James’ sweater seemed like a nod to Russell Westbrook, the guard for the Oklahoma City Thunder who has championed the thrift store style for some time. Westbrook took his look to a new level on for his postgame news conference Sunday when he wore a sleeveless leather top to the dais.

Wade, of course, is always one of the NBA’s most fashionably dressed stars.

“Fashion is … you can wear anything,” Wade said. “You can wear a leather coat in Miami. It doesn’t matter. [James] only had it on for a couple minutes, so it was just about the look.”

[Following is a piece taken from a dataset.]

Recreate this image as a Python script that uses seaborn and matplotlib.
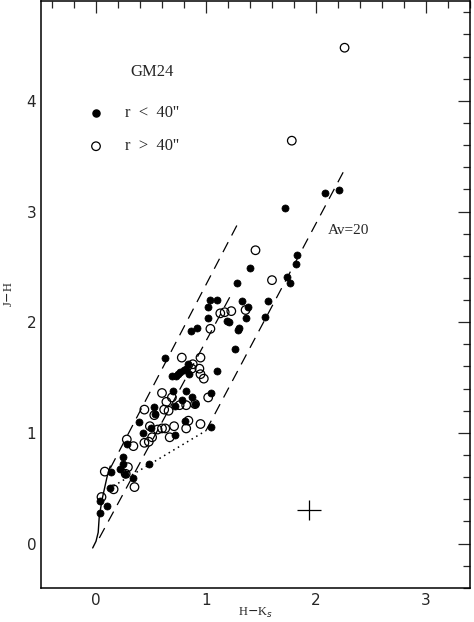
import numpy as np
import pandas as pd
import matplotlib
matplotlib.use('Agg')
import matplotlib.pyplot as plt
import seaborn as sns
from matplotlib.ticker import MultipleLocator

# stars inside r < 40'' (filled) : H-Ks , J-H
inner_hk = [0.04, 0.04, 0.10, 0.13, 0.14, 0.22, 0.25, 0.25, 0.26, 0.28, 0.34, 0.48,
            0.39, 0.43, 0.50, 0.53, 0.54, 0.63, 0.70, 0.72, 0.72, 0.69, 0.75, 0.78,
            0.82, 0.82, 0.84, 0.85, 0.81, 0.87, 0.90, 0.86, 0.92, 1.02, 1.02, 1.05,
            1.10, 1.05, 1.19, 1.21, 1.26, 1.30, 1.29, 1.36, 1.38, 1.33, 1.54, 1.56,
            1.04, 1.10, 1.28, 1.40, 1.72, 2.08, 2.21, 1.83, 1.82, 1.74, 1.76, 0.76,
            0.80, 0.73]
inner_jh = [0.28, 0.38, 0.34, 0.50, 0.65, 0.67, 0.78, 0.72, 0.63, 0.90, 0.59, 0.72,
            1.10, 1.00, 1.04, 1.23, 1.17, 1.68, 1.38, 1.24, 0.98, 1.51, 1.53, 1.30,
            1.38, 1.58, 1.62, 1.53, 1.11, 1.32, 1.26, 1.92, 1.95, 2.04, 2.14, 1.36,
            1.56, 1.05, 2.01, 2.00, 1.76, 1.95, 1.93, 2.04, 2.14, 2.19, 2.05, 2.19,
            2.20, 2.20, 2.35, 2.49, 3.03, 3.17, 3.19, 2.61, 2.53, 2.41, 2.35, 1.55,
            1.57, 1.51]

# stars outside r > 40'' (open)
outer_hk = [2.26, 1.78, 1.45, 1.60, 1.36, 1.13, 1.17, 1.23, 1.04, 0.05, 0.08, 0.16,
            0.28, 0.29, 0.27, 0.34, 0.35, 0.44, 0.44, 0.48, 0.51, 0.49, 0.53, 0.56,
            0.60, 0.63, 0.60, 0.62, 0.64, 0.67, 0.69, 0.71, 0.76, 0.78, 0.82, 0.82,
            0.84, 0.88, 0.87, 0.95, 0.94, 0.95, 0.98, 0.95, 1.02, 0.66, 0.90]
outer_jh = [4.48, 3.64, 2.65, 2.38, 2.11, 2.08, 2.09, 2.10, 1.94, 0.42, 0.65, 0.49,
            0.94, 0.69, 0.63, 0.88, 0.51, 1.21, 0.91, 0.92, 0.96, 1.06, 1.16, 1.03,
            1.04, 1.04, 1.36, 1.21, 1.28, 0.96, 1.32, 1.06, 1.25, 1.68, 1.04, 1.25,
            1.11, 1.62, 1.58, 1.68, 1.58, 1.53, 1.49, 1.08, 1.32, 1.20, 1.26]

# main sequence / giant locus
ms_hk = [-0.03, 0.00, 0.02, 0.03, 0.06, 0.10, 0.13]
ms_jh = [-0.04, 0.02, 0.10, 0.25, 0.42, 0.60, 0.70]

# CTTS locus
ctts_hk = [0.16, 1.00]
ctts_jh = [0.52, 1.02]

# reddening vectors (Av = 20)
red_start_hk = [0.13, 0.03, 1.00]
red_start_jh = [0.68, 0.05, 1.02]
red_end_hk = [1.31, 1.24, 2.25]
red_end_jh = [2.93, 2.27, 3.36]

# typical error bar
err_hk, err_jh = 1.94, 0.30
err_dhk, err_djh = 0.11, 0.09

inner = pd.DataFrame({'hk': inner_hk, 'jh': inner_jh})
outer = pd.DataFrame({'hk': outer_hk, 'jh': outer_jh})

sns.set_style('white')
plt.rcParams['font.family'] = ['DejaVu Sans']

fig = plt.figure(figsize=(4.74, 6.22), dpi=100)
ax = fig.add_axes([0.0865, 0.055, 0.905, 0.943])

sns.lineplot(x=ms_hk, y=ms_jh, ax=ax, color='black', lw=1.0, sort=False)
sns.lineplot(x=ctts_hk, y=ctts_jh, ax=ax, color='black', lw=1.1, linestyle=(0, (1, 2.5)))
for i in range(3):
    ax.plot([red_start_hk[i], red_end_hk[i]], [red_start_jh[i], red_end_jh[i]],
            color='black', lw=0.9, dashes=(9, 6))

sns.scatterplot(data=inner, x='hk', y='jh', ax=ax, s=26, color='black',
                edgecolor='black', linewidth=0.5)
sns.scatterplot(data=outer, x='hk', y='jh', ax=ax, s=38, facecolor='none',
                edgecolor='black', linewidth=0.9)

ax.errorbar(err_hk, err_jh, xerr=err_dhk, yerr=err_djh, color='black', lw=0.9, capsize=0)

# legend drawn by hand like the original
ax.scatter([0.0], [3.89], s=26, color='black')
ax.scatter([0.0], [3.59], s=38, facecolor='none', edgecolor='black', linewidth=0.9)
ax.text(0.26, 3.89, "r  <  40''", fontsize=12, family='Liberation Serif', va='center')
ax.text(0.26, 3.59, "r  >  40''", fontsize=12, family='Liberation Serif', va='center')
ax.text(0.31, 4.26, 'GM24', fontsize=12, family='Liberation Serif', va='center')
ax.text(2.11, 2.83, 'Av=20', fontsize=11, family='Liberation Serif', va='center')

ax.set_xlim(-0.5, 3.4)
ax.set_ylim(-0.4, 4.9)
ax.xaxis.set_major_locator(MultipleLocator(1))
ax.xaxis.set_minor_locator(MultipleLocator(0.2))
ax.yaxis.set_major_locator(MultipleLocator(1))
ax.yaxis.set_minor_locator(MultipleLocator(0.2))
ax.tick_params(which='both', direction='in', top=True, right=True, width=0.9, labelsize=11)
ax.tick_params(which='major', length=8.5)
ax.tick_params(which='minor', length=5)
for sp in ax.spines.values():
    sp.set_linewidth(1.1)
    sp.set_color('black')

ax.set_xlabel('H$-$K$_s$', fontsize=9, family='Liberation Serif')
ax.xaxis.set_label_coords(0.5, -0.043)
ax.xaxis.label.set_va('center')
ax.set_ylabel('J$-$H', fontsize=9, family='Liberation Serif', labelpad=8)

fig.savefig('out.png', dpi=100)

Heat reserve Shane Battier, slightly more fashionably conservative than the Heat’s stars, didn’t approve of James’ wardrobe choice, reminding reporters that sweaters are meant to be worn in autumn. Battier has described his style as “suburban-dad hot.”

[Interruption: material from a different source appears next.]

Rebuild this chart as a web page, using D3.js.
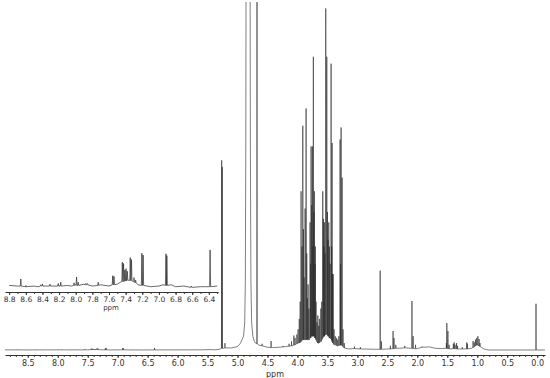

“Shane and fashion … we can’t really take Shane’s advice when it comes to fashion,” Wade said. “He doesn’t get a say-so.”

Slowing Jennings

Limiting the Bucks’ fearless backcourt will be a point of emphasis for the Heat’s defense in Game 2 on Tuesday. Milwaukee guards Brandon Jennings and Monta Ellis combined for 48 points in Game 1.

“You have to start with them,” Heat coach Erik Spoelstra said. “They’re so dynamic off the dribble. The more comfort and the more times they’re able to get into the paint, the more the other guys get involved. But it’s a whole lot easier said than done. They’re both lightning quick.”

After his torrid first half Sunday, Jennings was limited to eight points in the final two quarters. Ellis, who had 22 points, finished strong, going 6 of 10 from the field in the second half for 13 points.

Jennings used a continuous stream of pick and rolls to generate offense, and Ellis did much of his damage with long two-pointers. The Bucks’ nine other players combined to score 39 points.

An injured wrist appeared to limit Milwaukee forward Ersan Ilyasova, who scored two points on 1-for-7 shooting from the field. Reserve sharpshooter J.J. Redick was 1 of 6 from the field.

Fan favorite

Chris Andersen, who made his postseason debut for the Heat on Sunday, is quickly turning into a favorite among Heat fans, who celebrated Andersen’s dunks during Game 1 by flapping their arms. Andersen’s nickname is “Birdman.”

“He has an impact every single time he plays,” Spoelstra said. “You love to see the fans show gratitude and reward him for that effort because the overwhelming majority of Chris’ plays do not show up on a boxscore — the same with Udonis Haslem and Shane Battier.

“But without them it’s tough because they make so many winning plays, and that’s what it’s about. We’re grateful to have him. I think he’s grateful to be a part of this situation, and right now it fits.”